Stated task: Restate the data below word for word. Skip any images it contains.

Recorded data:

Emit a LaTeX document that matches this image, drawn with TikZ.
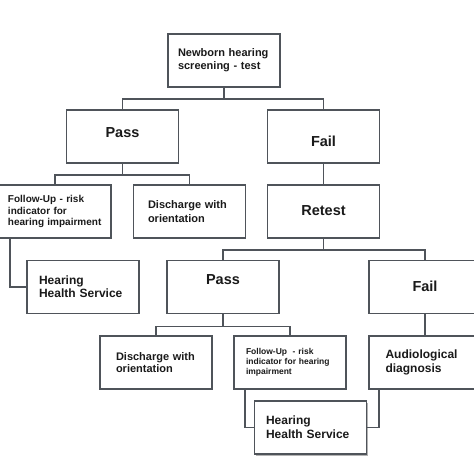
\documentclass[tikz,border=0pt]{standalone}
\usepackage{fontspec}
\setmainfont{Liberation Sans}
\usetikzlibrary{shadows}
\definecolor{boxgray}{HTML}{4F545A}
\definecolor{inkblack}{HTML}{1A1A1A}
\newcommand{\fsz}[2]{\fontsize{#1}{#2}\selectfont}
\newcommand{\liftby}[2]{\raisebox{#1}[\height][\depth]{#2}}
\begin{document}
\begin{tikzpicture}[x=1pt, y=-1pt,
	box/.style={draw=boxgray, line width=1.6pt, fill=white, minimum width=112pt, minimum height=53pt, inner sep=0pt, text=inkblack},
	big/.style={box, font=\bfseries\fsz{14.5}{17}},
	txt/.style={box, align=left, text width=#1},
	link/.style={draw=boxgray, line width=1.5pt}]
		\clip (0,0) rectangle (474,474);
		\useasboundingbox (0,0) rectangle (474,474);
		
		%first screening
		\node[txt=92pt, font=\bfseries\fsz{11}{13.3}] (screen) at (224,60.5) {Newborn hearing\\screening - test};
		\node[big] (passA) at (122.5,136.5) {\liftby{3.5pt}{Pass}};
		\node[big] (failA) at (323.5,136.5) {\liftby{-4.5pt}{Fail}};
		
		%after pass
		\node[txt=94pt, font=\bfseries\fsz{10}{11.5}] (followA) at (55,211.5) {Follow-Up - risk\\indicator for\\hearing impairment};
		\node[txt=83pt, font=\bfseries\fsz{11}{13.3}] (dischargeA) at (189.5,211.5) {Discharge with\\orientation};
		\node[txt=88pt, font=\bfseries\fsz{12}{13.4}] (hearingA) at (83,287) {Hearing\\Health Service};
		
		%retest
		\node[big] (retest) at (323.5,211.5) {\liftby{1pt}{Retest}};
		\node[big] (passB) at (223,287) {\liftby{7pt}{Pass}};
		\node[big] (failB) at (425,287) {\liftby{1pt}{Fail}};
		\node[txt=80pt, font=\bfseries\fsz{11}{12.6}] (dischargeB) at (156,362.5) {Discharge with\\orientation};
		\node[txt=88pt, font=\bfseries\fsz{8.5}{10.2}] (followB) at (290,362.5) {Follow-Up \ - risk\\indicator for hearing\\impairment};
		\node[txt=79pt, font=\bfseries\fsz{12}{14}] (audio) at (425,362.5) {Audiological\\diagnosis};
		\node[txt=89pt, font=\bfseries\fsz{12}{13.7}, drop shadow={shadow xshift=1.5pt, shadow yshift=-1.5pt, opacity=0.6}] (hearingB) at (310.5,427.5) {Hearing\\Health Service};
		
		%links
		\draw[link] (screen.south) -- ++(0,11) -| (passA.north);
		\draw[link] (screen.south) -- ++(0,11) -| (failA.north);
		\draw[link] (passA.south) -- ++(0,11) -| (followA.north);
		\draw[link] (passA.south) -- ++(0,11) -| (dischargeA.north);
		\draw[link] (failA) -- (retest);
		\draw[link] ([xshift=12pt]followA.south west) |- (hearingA);
		\draw[link] (retest.south) -- ++(0,11) -| (passB.north);
		\draw[link] (retest.south) -- ++(0,11) -| (failB.north);
		\draw[link] (passB.south) -- ++(0,12) -| (dischargeB.north);
		\draw[link] (passB.south) -- ++(0,12) -| (followB.north);
		\draw[link] (failB) -- (audio);
		\draw[link] ([xshift=12pt]followB.south west) |- (hearingB);
		\draw[link] ([xshift=11pt]audio.south west) |- (hearingB);
\end{tikzpicture}
\end{document}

Problem solution:
Emit a LaTeX document that matches this image, drawn with TikZ.
\documentclass[tikz,border=0pt]{standalone}
\usepackage{fontspec}
\setmainfont{Liberation Sans}
\usetikzlibrary{shadows}
\definecolor{boxgray}{HTML}{4F545A}
\definecolor{inkblack}{HTML}{1A1A1A}
\newcommand{\fsz}[2]{\fontsize{#1}{#2}\selectfont}
\newcommand{\liftby}[2]{\raisebox{#1}[\height][\depth]{#2}}
\begin{document}
\begin{tikzpicture}[x=1pt, y=-1pt,
	box/.style={draw=boxgray, line width=1.6pt, fill=white, minimum width=112pt, minimum height=53pt, inner sep=0pt, text=inkblack},
	big/.style={box, font=\bfseries\fsz{14.5}{17}},
	txt/.style={box, align=left, text width=#1},
	link/.style={draw=boxgray, line width=1.5pt}]
		\clip (0,0) rectangle (474,474);
		\useasboundingbox (0,0) rectangle (474,474);
		
		%first screening
		\node[txt=92pt, font=\bfseries\fsz{11}{13.3}] (screen) at (224,60.5) {Newborn hearing\\screening - test};
		\node[big] (passA) at (122.5,136.5) {\liftby{3.5pt}{Pass}};
		\node[big] (failA) at (323.5,136.5) {\liftby{-4.5pt}{Fail}};
		
		%after pass
		\node[txt=94pt, font=\bfseries\fsz{10}{11.5}] (followA) at (55,211.5) {Follow-Up - risk\\indicator for\\hearing impairment};
		\node[txt=83pt, font=\bfseries\fsz{11}{13.3}] (dischargeA) at (189.5,211.5) {Discharge with\\orientation};
		\node[txt=88pt, font=\bfseries\fsz{12}{13.4}] (hearingA) at (83,287) {Hearing\\Health Service};
		
		%retest
		\node[big] (retest) at (323.5,211.5) {\liftby{1pt}{Retest}};
		\node[big] (passB) at (223,287) {\liftby{7pt}{Pass}};
		\node[big] (failB) at (425,287) {\liftby{1pt}{Fail}};
		\node[txt=80pt, font=\bfseries\fsz{11}{12.6}] (dischargeB) at (156,362.5) {Discharge with\\orientation};
		\node[txt=88pt, font=\bfseries\fsz{8.5}{10.2}] (followB) at (290,362.5) {Follow-Up \ - risk\\indicator for hearing\\impairment};
		\node[txt=79pt, font=\bfseries\fsz{12}{14}] (audio) at (425,362.5) {Audiological\\diagnosis};
		\node[txt=89pt, font=\bfseries\fsz{12}{13.7}, drop shadow={shadow xshift=1.5pt, shadow yshift=-1.5pt, opacity=0.6}] (hearingB) at (310.5,427.5) {Hearing\\Health Service};
		
		%links
		\draw[link] (screen.south) -- ++(0,11) -| (passA.north);
		\draw[link] (screen.south) -- ++(0,11) -| (failA.north);
		\draw[link] (passA.south) -- ++(0,11) -| (followA.north);
		\draw[link] (passA.south) -- ++(0,11) -| (dischargeA.north);
		\draw[link] (failA) -- (retest);
		\draw[link] ([xshift=12pt]followA.south west) |- (hearingA);
		\draw[link] (retest.south) -- ++(0,11) -| (passB.north);
		\draw[link] (retest.south) -- ++(0,11) -| (failB.north);
		\draw[link] (passB.south) -- ++(0,12) -| (dischargeB.north);
		\draw[link] (passB.south) -- ++(0,12) -| (followB.north);
		\draw[link] (failB) -- (audio);
		\draw[link] ([xshift=12pt]followB.south west) |- (hearingB);
		\draw[link] ([xshift=11pt]audio.south west) |- (hearingB);
\end{tikzpicture}
\end{document}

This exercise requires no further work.